Support for Remote Engineers and Follow-the-Sun NOC Teams
The need for this feature is really dependent on how your company is structured and where your network team members are located. If you have multiple teams, say one on the UK, one in the US East Coast, and one in India you would want all of them to have fast, accurate access to the NMS/NPM data with not limitation in features or data availability just because of their geographic location.
Solution Flexibility and Vendor Response
If Cisco were to release a new router tomorrow, and your company bought 200 of them, how long would it take your current vendor to provide full, deep support for the device? Could your team add support for it themselves without having to engage the vendor? If you needed to add a pre or post processing step to the collection of performance data, can you do it? Does the tool include a fully detailed RESTful API for both pulling and pushing information? Understanding how flexible the tool is, how well documented those features are, and how response the vendor is to everything form support type questions to bug fixes and manufacturer support are critical to a long term (>3year) solution.
Scalability
It seems that more and more business are growing through M&A rather than organic expansion. As a result, we often see multiple solutions deployed, non not interconnecting or sharing data, and issues with managing multiple vendors and contract expiration/renewal. The tool's ability to scale beyond a single server or single geographic site into both a horizontal and vertical deployment - affordably - should be a core consideration. How easily can you add another 1k devices for monitoring, what would that cost is hosting and FTE? How long would it take to deploy?

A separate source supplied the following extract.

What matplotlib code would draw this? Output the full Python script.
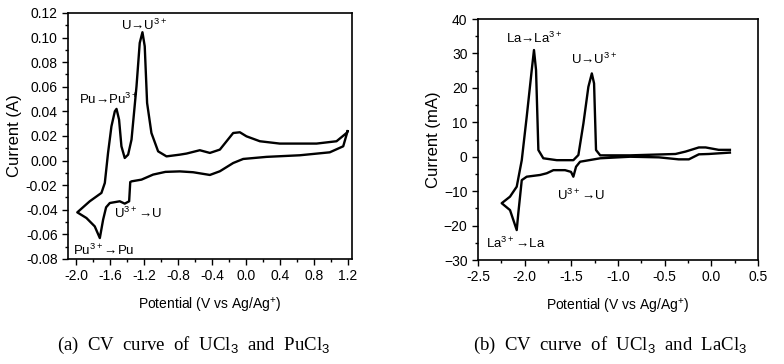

Flexible Escalation and Alerting
Can you manage alerting for different shift hours and days of the week? How about handling for holidays and vacation? What about flexibility in how alerts are created and what content/format that takes? Can you create multiple escalation paths, notifying different people if the alert remains active and unacknowledged? What's the depth of this system, can different escalation paths be created for each type of event, or for different manufacturers or types of devices? The more flexible the escalation and alerting system, the easier it is for you to scale your solution and properly manage your team's workload.
Pricing
Pricing isn't just about the license cost, although that is a consideration. It's about how are license counted, what comes with a license? How man devices can a single collection server reliably manage? Ask yourself what else needs to be bought - do you need licenses for Microsoft Server as well as Microsoft SQL-Server for every new server you deploy? Do you need to pay for user licenses as well? Is Support & Maintenance included in the license cost? What is included with Support?